There is a washing going on in baptism. This is not a washing like a bath where you are trying to get your body clean as explained in 1 Peter 3:21, but a spiritual washing where your soul is regenerated and renewed by the Holy Spirit. Doesn’t that sound like someone is being born again? More specifically, being born of water and the Spirit? And don’t we all understand that being born again is a necessity to enter the kingdom of God? The pattern throughout the New Testament is that water baptism is part of the renewing process of the Holy Spirit.
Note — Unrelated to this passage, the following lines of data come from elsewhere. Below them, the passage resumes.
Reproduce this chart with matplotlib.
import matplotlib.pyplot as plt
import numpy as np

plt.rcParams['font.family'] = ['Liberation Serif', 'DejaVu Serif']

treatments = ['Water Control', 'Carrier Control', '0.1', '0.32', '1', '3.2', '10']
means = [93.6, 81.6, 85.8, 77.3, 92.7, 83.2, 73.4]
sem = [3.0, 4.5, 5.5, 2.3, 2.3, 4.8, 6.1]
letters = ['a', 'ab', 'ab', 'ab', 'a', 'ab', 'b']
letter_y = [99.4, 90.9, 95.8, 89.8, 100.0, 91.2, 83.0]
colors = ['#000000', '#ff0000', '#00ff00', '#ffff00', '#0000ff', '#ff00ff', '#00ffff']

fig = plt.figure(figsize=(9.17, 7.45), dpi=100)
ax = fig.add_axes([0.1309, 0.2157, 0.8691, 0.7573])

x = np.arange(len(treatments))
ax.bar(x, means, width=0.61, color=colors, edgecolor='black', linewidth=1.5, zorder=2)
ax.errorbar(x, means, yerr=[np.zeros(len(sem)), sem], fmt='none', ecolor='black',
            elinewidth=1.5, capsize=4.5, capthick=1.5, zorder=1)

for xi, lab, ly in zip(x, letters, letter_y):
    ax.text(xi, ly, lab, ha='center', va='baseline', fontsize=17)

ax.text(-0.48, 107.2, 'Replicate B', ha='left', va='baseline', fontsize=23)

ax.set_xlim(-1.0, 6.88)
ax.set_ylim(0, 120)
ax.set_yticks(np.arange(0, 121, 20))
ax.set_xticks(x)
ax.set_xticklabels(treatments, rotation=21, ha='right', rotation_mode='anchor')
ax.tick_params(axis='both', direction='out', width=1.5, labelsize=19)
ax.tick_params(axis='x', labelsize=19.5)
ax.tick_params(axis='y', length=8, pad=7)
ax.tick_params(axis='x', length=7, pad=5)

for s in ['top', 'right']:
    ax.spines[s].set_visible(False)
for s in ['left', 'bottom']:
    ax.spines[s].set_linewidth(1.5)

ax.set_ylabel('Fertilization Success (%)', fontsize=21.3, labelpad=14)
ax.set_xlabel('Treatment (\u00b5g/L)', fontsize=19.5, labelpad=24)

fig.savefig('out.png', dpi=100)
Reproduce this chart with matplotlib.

Since this immersion in water must be present for the Holy Spirit to do His work through baptism, it’s no surprise that Jesus would tell Nicodemus one must be born of water and the Spirit to enter the kingdom of God.
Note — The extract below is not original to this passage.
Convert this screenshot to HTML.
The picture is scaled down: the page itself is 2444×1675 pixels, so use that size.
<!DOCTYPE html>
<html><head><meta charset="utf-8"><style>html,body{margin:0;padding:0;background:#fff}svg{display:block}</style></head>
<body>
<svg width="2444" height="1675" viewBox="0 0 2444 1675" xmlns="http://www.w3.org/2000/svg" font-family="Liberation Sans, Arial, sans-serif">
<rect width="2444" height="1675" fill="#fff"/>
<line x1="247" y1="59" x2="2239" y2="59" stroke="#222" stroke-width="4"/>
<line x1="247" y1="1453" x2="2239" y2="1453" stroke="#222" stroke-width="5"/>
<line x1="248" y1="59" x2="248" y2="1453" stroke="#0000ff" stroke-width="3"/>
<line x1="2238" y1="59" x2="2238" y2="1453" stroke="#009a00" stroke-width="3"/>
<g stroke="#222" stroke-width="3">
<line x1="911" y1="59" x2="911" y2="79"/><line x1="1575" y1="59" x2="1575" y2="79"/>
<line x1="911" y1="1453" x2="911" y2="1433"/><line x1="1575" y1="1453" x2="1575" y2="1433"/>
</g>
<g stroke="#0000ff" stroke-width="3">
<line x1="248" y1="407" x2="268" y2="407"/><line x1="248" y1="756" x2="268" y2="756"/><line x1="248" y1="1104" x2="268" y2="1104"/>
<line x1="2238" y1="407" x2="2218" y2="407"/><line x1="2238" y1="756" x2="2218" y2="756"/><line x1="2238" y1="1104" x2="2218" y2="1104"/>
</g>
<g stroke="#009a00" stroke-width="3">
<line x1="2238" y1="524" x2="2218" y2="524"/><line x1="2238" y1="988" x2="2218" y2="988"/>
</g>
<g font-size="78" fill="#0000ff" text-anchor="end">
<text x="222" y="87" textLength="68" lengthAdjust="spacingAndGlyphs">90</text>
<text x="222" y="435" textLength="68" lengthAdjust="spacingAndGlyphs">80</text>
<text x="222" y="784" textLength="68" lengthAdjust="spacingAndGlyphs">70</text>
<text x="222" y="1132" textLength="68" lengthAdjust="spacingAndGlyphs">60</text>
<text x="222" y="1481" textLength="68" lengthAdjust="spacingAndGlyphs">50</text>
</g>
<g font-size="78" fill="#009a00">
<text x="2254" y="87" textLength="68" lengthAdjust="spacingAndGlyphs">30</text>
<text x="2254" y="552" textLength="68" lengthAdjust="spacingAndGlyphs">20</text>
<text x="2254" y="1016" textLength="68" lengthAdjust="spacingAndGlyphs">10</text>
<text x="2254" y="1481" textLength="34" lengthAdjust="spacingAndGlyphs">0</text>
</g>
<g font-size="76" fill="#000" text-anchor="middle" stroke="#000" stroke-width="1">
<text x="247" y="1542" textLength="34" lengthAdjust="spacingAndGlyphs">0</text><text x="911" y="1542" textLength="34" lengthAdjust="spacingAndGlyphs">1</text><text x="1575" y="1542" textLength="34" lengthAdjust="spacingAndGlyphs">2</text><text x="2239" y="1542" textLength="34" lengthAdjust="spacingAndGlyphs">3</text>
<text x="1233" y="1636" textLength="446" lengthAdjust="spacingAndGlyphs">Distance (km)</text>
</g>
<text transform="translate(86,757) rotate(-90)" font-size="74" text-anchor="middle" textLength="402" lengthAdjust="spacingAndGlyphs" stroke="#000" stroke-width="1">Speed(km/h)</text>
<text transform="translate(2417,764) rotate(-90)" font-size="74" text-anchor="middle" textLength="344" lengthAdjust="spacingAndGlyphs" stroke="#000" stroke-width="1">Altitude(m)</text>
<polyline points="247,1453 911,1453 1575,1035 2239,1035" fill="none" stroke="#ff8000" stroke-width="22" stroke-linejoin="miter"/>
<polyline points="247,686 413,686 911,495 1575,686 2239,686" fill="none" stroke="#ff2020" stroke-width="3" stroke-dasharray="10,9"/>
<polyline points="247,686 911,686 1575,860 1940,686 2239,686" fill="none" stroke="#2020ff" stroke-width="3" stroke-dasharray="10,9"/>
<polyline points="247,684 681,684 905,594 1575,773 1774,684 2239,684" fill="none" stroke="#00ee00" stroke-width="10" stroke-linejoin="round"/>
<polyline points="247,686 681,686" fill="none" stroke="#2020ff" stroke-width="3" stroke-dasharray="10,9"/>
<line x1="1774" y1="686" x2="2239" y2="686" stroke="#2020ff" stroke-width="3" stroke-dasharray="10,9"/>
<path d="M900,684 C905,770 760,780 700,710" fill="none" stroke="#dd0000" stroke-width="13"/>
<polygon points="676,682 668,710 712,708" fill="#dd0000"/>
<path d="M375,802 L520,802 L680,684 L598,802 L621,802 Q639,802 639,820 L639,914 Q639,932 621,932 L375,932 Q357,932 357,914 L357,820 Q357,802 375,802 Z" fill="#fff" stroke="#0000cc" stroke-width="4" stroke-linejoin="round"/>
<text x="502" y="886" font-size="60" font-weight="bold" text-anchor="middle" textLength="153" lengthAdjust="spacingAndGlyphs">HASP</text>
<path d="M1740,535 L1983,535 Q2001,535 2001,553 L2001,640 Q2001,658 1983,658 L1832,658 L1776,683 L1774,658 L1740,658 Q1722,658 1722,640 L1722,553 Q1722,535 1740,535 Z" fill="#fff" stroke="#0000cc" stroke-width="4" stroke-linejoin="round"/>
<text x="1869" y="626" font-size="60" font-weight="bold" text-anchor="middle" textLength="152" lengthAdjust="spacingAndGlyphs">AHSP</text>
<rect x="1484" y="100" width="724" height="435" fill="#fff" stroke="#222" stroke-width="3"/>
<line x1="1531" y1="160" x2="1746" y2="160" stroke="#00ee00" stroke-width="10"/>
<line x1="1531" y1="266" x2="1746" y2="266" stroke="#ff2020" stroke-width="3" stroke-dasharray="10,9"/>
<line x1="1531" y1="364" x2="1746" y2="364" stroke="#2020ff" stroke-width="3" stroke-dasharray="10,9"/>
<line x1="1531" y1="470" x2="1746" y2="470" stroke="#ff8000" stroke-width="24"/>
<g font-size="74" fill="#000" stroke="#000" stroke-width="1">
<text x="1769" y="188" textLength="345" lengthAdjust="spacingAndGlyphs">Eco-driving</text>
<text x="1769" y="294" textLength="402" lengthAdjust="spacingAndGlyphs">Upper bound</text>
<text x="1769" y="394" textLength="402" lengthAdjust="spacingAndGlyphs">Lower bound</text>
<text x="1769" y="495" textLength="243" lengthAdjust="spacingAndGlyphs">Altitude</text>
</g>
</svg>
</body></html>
3. Early Christian Writings
In the book, Will the Real Heretics Please Stand Up, a man named David Bercot, who has done extensive reading and study of early Christian writings, addresses in Chapter 8 (pgs. 77-82) what he believes was his own mistake in understanding what water meant in John 3:5 when he “discovered that the early Christians universally understood Jesus’ words to refer to water baptism.” Here are some direct quotes of prominent writers and leaders in the early churches from A Dictionary of Early Christian Beliefs compiled by David Bercot:
Irenaeus, a student of Polycarp who was a direct student of the Apostle John, writes, “We are spiritually regenerated as new-born babes, just as the Lord declares: ‘Unless a man is born again through water and the Spirit, he will not enter into the kingdom of heaven. ‘ “ pg. 52
Tertullian, an apologist in the early church, writes, “ ‘Unless a man has been born again of water and Spirit, he will not enter into the kingdom of the heavens.’ These words have tied faith to the necessity of baptism. Accordingly, all thereafter who became believers were baptized. So it was, too, that Paul, when he believed, was baptized.” pg. 53
Cyprian, an overseer of one of the early churches, writes, “Unless man has been baptized and born again, he cannot attain unto the kingdom of God. In the Gospel according to John: ‘Unless a man is born again of water and the Spirit, he cannot enter into the kingdom of God.’ “ pg. 55
Justin Martyr, an evangelist in the early church who was martyred because he refused to denounce Christ, writes, “They are brought by us where there is water, and are regenerated in the same manner in which we were regenerated ourselves. They there receive the washing with water in the name of God (the Father and the Lord of the universe), of our Savior Jesus Christ, and of the Holy Spirit. For Christ also said, ‘Unless you are born again, you will not enter into the kingdom of heaven.’ “ pg. 56
While these men are certainly not inspired writers of scripture, they do have an advantage over us in the sense of interpreting the inspired writings of scripture by being closer to the direct sources and teachers that gave us God’s infallible word. No, their writings are not the authority, but they were part of the biggest movement that established Christianity and the first churches and it can be very valuable to use their writings as an outside resource to understand how the early Christians would have understood various teachings and carried them out. From what I have quoted here from these prominent leaders in the early church, I conclude that the early Christians understood the “water” in John 3:5 to mean water baptism, and since that aligns with the context of what was happening at that time and what the rest of scripture teaches about baptism and it’s necessity for salvation, I don’t see a reason to conclude otherwise.